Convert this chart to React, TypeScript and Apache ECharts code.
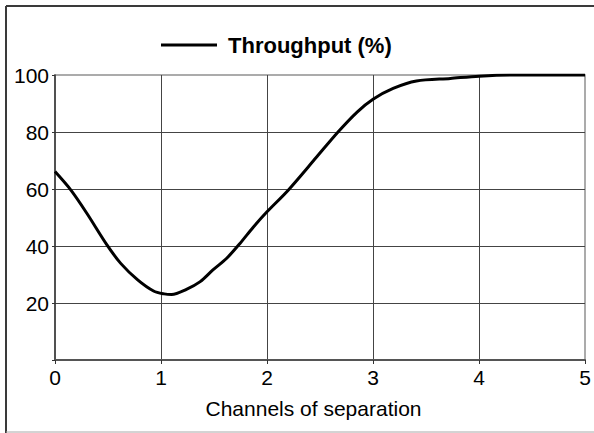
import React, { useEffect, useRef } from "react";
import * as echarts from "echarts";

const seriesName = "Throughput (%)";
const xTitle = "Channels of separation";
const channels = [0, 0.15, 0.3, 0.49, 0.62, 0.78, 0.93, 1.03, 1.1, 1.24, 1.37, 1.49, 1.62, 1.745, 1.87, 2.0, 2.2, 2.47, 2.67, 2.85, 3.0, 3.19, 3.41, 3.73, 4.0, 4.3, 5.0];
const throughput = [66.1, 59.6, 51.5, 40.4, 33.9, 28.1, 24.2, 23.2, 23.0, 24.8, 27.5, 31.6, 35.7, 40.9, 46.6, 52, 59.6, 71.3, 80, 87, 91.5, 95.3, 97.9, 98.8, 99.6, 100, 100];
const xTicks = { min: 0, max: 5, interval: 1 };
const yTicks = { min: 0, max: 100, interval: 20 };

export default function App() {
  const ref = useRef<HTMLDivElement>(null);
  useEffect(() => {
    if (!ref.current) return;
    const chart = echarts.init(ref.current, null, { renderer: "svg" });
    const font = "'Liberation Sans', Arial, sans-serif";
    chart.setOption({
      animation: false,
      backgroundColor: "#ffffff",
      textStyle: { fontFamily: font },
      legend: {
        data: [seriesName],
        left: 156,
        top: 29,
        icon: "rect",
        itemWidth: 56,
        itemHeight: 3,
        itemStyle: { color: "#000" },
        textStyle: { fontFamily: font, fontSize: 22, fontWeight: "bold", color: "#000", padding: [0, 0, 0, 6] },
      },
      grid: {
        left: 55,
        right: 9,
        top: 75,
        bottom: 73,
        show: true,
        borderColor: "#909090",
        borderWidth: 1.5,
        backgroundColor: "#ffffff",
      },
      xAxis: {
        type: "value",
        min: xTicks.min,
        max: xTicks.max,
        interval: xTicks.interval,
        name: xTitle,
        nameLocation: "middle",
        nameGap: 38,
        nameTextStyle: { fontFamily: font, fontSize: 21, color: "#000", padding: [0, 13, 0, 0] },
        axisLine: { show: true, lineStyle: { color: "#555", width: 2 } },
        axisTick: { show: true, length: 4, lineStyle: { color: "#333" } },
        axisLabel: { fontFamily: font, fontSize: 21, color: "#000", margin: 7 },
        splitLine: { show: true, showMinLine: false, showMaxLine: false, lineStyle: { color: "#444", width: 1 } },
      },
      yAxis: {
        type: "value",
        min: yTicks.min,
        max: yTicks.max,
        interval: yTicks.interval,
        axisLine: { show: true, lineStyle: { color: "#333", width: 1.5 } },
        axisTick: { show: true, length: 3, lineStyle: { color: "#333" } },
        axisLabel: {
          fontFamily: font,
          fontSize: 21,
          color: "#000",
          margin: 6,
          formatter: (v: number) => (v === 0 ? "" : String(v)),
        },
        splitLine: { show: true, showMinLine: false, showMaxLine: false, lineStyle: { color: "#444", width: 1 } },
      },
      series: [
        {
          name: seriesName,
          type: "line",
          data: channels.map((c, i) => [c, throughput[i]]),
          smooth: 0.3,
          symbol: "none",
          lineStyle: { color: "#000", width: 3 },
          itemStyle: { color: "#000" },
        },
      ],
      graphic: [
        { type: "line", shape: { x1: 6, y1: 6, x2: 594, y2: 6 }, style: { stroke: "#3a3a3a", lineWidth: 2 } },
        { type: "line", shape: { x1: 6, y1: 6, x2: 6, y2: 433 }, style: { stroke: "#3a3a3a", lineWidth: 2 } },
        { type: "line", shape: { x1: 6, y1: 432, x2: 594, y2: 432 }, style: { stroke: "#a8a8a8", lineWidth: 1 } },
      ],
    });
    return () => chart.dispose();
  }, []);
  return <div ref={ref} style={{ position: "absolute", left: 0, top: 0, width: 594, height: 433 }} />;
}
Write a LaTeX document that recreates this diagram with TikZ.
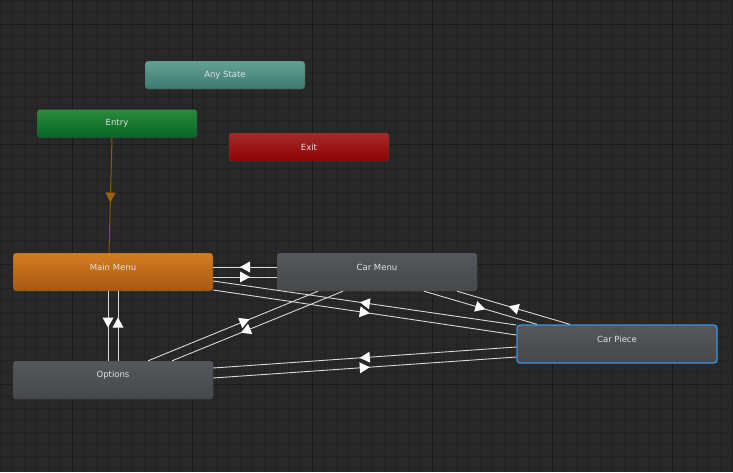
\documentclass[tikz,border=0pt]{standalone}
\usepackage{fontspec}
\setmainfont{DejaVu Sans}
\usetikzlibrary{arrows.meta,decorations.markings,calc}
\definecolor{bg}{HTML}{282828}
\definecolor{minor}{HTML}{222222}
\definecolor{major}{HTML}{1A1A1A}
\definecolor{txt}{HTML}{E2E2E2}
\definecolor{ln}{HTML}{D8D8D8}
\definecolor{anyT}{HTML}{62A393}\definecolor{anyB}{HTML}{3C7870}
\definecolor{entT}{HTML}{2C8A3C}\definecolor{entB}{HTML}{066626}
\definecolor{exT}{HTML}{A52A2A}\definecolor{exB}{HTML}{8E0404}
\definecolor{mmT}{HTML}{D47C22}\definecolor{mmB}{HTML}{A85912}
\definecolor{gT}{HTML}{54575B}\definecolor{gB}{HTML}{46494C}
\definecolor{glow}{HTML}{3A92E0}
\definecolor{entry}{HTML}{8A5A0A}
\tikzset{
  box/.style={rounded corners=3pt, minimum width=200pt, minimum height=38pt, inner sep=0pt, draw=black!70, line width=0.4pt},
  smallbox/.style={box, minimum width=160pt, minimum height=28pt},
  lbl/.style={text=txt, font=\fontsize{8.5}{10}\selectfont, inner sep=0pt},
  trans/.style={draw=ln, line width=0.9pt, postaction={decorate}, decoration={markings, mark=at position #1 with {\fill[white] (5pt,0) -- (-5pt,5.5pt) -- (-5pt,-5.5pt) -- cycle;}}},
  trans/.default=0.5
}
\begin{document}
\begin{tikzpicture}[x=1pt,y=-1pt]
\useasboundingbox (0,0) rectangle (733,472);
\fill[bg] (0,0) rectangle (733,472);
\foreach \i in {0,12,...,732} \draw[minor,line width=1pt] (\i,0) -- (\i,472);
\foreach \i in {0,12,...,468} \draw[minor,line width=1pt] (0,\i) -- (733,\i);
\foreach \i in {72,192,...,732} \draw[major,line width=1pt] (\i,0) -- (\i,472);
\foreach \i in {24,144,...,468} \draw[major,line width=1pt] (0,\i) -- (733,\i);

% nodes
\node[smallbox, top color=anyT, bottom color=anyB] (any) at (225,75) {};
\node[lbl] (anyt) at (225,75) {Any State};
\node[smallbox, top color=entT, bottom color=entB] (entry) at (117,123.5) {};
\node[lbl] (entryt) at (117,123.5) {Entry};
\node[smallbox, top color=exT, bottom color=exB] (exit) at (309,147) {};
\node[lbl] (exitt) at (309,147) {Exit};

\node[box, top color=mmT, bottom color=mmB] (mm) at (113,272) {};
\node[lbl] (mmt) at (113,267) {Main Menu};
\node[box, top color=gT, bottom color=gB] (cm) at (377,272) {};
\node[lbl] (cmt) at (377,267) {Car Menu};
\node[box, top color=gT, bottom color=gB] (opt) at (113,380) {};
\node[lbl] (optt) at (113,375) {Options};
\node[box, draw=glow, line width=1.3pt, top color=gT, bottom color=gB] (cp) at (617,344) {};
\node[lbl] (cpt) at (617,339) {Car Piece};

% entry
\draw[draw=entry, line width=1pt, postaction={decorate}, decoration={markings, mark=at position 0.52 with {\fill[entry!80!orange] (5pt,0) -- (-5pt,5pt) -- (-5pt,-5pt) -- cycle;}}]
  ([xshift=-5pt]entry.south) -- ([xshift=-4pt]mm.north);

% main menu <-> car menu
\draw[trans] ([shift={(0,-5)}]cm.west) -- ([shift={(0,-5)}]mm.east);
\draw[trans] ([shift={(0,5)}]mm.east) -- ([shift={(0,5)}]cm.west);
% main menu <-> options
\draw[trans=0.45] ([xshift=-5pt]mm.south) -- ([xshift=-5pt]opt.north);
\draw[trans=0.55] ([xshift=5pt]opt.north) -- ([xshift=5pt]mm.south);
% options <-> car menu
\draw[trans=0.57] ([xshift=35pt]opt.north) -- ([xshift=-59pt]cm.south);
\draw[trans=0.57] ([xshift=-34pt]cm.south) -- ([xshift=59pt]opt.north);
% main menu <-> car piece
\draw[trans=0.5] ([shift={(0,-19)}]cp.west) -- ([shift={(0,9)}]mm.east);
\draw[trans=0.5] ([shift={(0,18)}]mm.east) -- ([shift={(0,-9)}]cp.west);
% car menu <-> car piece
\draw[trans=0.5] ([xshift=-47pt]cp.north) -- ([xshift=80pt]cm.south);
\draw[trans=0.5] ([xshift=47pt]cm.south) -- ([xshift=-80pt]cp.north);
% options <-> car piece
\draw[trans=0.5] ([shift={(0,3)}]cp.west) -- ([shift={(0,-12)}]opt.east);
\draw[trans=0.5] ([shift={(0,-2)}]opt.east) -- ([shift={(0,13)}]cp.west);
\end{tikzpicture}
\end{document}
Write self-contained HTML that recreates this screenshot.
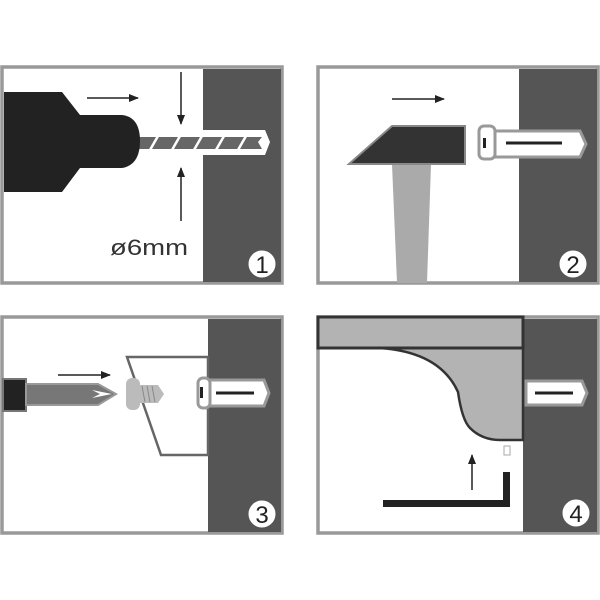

Problem statement: Your task is to restate word for word the lines from the top of the data to the line containing "import * as", both ends included, with every picture left out.

Answer for this exercise:
Convert this chart to React, TypeScript and Apache ECharts code.
import React, { useEffect, useRef } from "react";
import * as echarts from "echarts";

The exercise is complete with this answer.